Routine linear algebra verifications show that all the maps above are linear in the relevant variables, and that $\varphi\widetilde{\varphi}(S,T)=(S,T)$ and $\widetilde{\varphi}\varphi(R)=R$ , giving the identity

\mathrm{Hom}(U\oplus V,W)=\mathrm{Hom}(U,W)\oplus\mathrm{Hom}(V,W).

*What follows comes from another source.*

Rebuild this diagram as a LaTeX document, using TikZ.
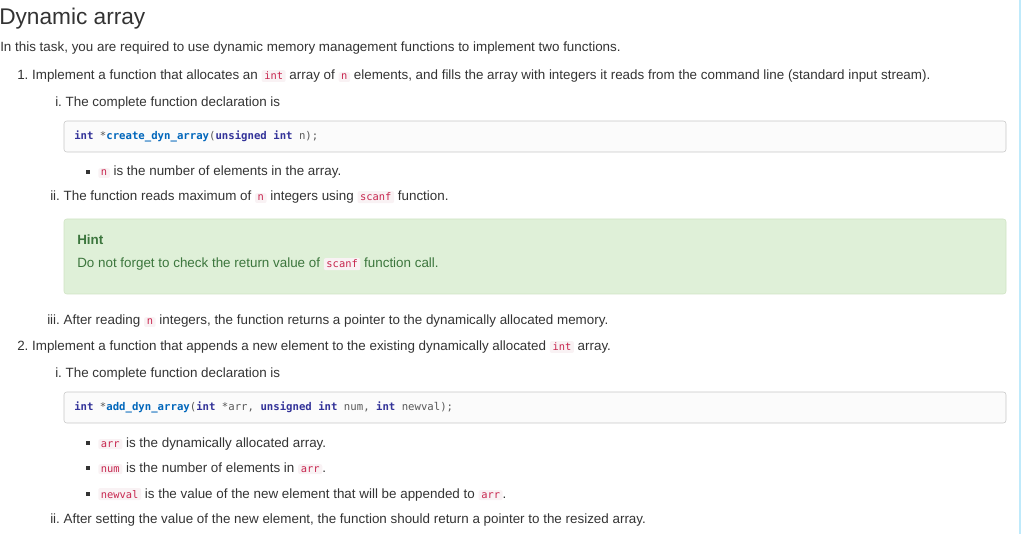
\documentclass[tikz,border=0pt]{standalone}
\usepackage{fontspec}
\setmainfont{Liberation Sans}
\setmonofont{DejaVu Sans Mono}
\definecolor{txt}{HTML}{333333}
\definecolor{codered}{HTML}{C7254E}
\definecolor{codebg}{HTML}{F9F2F4}
\definecolor{kw}{HTML}{333399}
\definecolor{fn}{HTML}{0066BB}
\definecolor{hintbg}{HTML}{DFF0D8}
\definecolor{hintbd}{HTML}{D0E3C4}
\definecolor{hinttx}{HTML}{3C763D}
\newcommand{\cd}[1]{\tikz[baseline=(c.base)]\node[fill=codebg,rounded corners=1.5pt,inner xsep=2pt,inner ysep=1.5pt,text=codered,font=\ttfamily\fontsize{7.8}{9}\selectfont](c){#1};}
\newcommand{\kwd}[1]{\textcolor{kw}{\bfseries #1}}
\newcommand{\fnm}[1]{\textcolor{fn}{\bfseries #1}}
\tikzset{
 t/.style={anchor=base west,inner sep=0pt,text=txt,font=\fontsize{10.05}{12}\selectfont},
 codebox/.style={draw=black!22,fill=black!1.5,rounded corners=2pt},
 codetxt/.style={anchor=base west,inner sep=0pt,text=black!65,font=\ttfamily\fontsize{8.0}{9}\selectfont},
 sq/.style={fill=txt,minimum size=3.2pt,inner sep=0pt}
}
\begin{document}
\begin{tikzpicture}[x=0.75pt,y=-0.75pt]
\useasboundingbox (0,0) rectangle (1024,534);
\draw[draw=cyan!25,line width=1pt] (1020,0) coordinate(l1) -- (1020,534) coordinate(l2);
\node[t,font=\fontsize{17}{20}\selectfont] (title) at (-1,25) {Dynamic array};
\node[t] (intro) at (0,52) {In this task, you are required to use dynamic memory management functions to implement two functions.};
\node[t] (p1) at (17,80) {1.\ Implement a function that allocates an \cd{int} array of \cd{n} elements, and fills the array with integers it reads from the command line (standard input stream).};
\node[t] (p1i) at (55,107) {i.\ The complete function declaration is};
\draw[codebox] (64,121) rectangle (1006,152);
\node[codetxt] (c1) at (74,140) {\kwd{int} *\fnm{create\_dyn\_array}(\kwd{unsigned} \kwd{int} n);};
\node[sq] (b1) at (88,172) {};
\node[t] (b1t) at (98,176) {\cd{n} is the number of elements in the array.};
\node[t] (p1ii) at (50,201) {ii.\ The function reads maximum of \cd{n} integers using \cd{scanf} function.};
\draw[fill=hintbg,draw=hintbd,rounded corners=2pt] (64,219) rectangle (1006,294);
\node[t,text=hinttx,font=\bfseries\fontsize{10.05}{12}\selectfont] (hint) at (77,245) {Hint};
\node[t,text=hinttx] (hintt) at (77,268) {Do not forget to check the return value of \cd{scanf} function call.};
\node[t] (p1iii) at (47,325) {iii.\ After reading \cd{n} integers, the function returns a pointer to the dynamically allocated memory.};
\node[t] (p2) at (17,351) {2.\ Implement a function that appends a new element to the existing dynamically allocated \cd{int} array.};
\node[t] (p2i) at (55,378) {i.\ The complete function declaration is};
\draw[codebox] (64,392) rectangle (1006,423);
\node[codetxt] (c2) at (74,411) {\kwd{int} *\fnm{add\_dyn\_array}(\kwd{int} *arr, \kwd{unsigned} \kwd{int} num, \kwd{int} newval);};
\node[sq] (b2) at (88,443) {};
\node[t] (b2t) at (98,447) {\cd{arr} is the dynamically allocated array.};
\node[sq] (b3) at (88,468) {};
\node[t] (b3t) at (98,472) {\cd{num} is the number of elements in \cd{arr}.};
\node[sq] (b4) at (88,494) {};
\node[t] (b4t) at (98,498) {\cd{newval} is the value of the new element that will be appended to \cd{arr}.};
\node[t] (p2ii) at (50,523) {ii.\ After setting the value of the new element, the function should return a pointer to the resized array.};
\end{tikzpicture}
\end{document}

It remains to show that $\varphi(\operatorname{Hom}_{G}(U\oplus V,W))\subset\mathrm{Hom}_{G}(U,W)\oplus% \mathrm{Hom}_{G}(V,W)$ , and $\widetilde{\varphi}\big{(}\mathrm{Hom}_{G}(U,W)\oplus\mathrm{Hom}_{G}(V,W)\big% {)}\subset\mathrm{Hom}_{G}(U\oplus V,W)$ . Given $R\in\operatorname{Hom}_{G}(U\oplus V,W)$ , we verify that $\varphi(R)$ intertwines with the $G$ -actions: for all $u\in U$ ,

\displaystyle\varphi_{1}(R)(\pi_{1}(g)u)=R(\pi_{1}(g)u,0)=R(\pi_{1}(g)u,\pi_{2% }(g)0)=R\big{(}\pi_{1}\oplus\pi_{2}(g)(u,0)\big{)}=\pi_{3}(g)R(u,0)=\pi_{3}% \varphi_{1}(R)u,

showing that $\varphi_{1}(R)\in\operatorname{Hom}_{G}(U,W)$ . A similar computation gives $\varphi_{2}(R)\in\operatorname{Hom}_{G}(V,W)$ , hence $\varphi(R)=(\varphi_{1}(R),\varphi_{2}(R))\in\mathrm{Hom}_{G}(U,W)\oplus% \mathrm{Hom}_{G}(V,W)$ . In the other direction, let $S\in\operatorname{Hom}_{G}(U,W)$ and $T\in\operatorname{Hom}_{G}(V,W)$ . Then for all $(u,v)\in U\oplus V$ ,

	$\displaystyle\widetilde{\varphi}(S,T)\pi_{1}\oplus\pi_{2}(g)(u,v)=\widetilde{% \varphi}(S,T)(\pi_{1}(g)u,\pi_{2}(g)v)=S\pi_{1}(g)u+T\pi_{2}(g)v$
	$\displaystyle=\pi_{3}(g)Su+\pi_{3}(g)Tv=\pi_{3}(g)(Su+Tv)=\pi_{3}(g)\widetilde% {\varphi}(S,T)(u,v),$

showing that $\widetilde{\varphi}(S,T)\in\operatorname{Hom}_{G}(U\oplus V,W)$ . (ii) is proved analogously.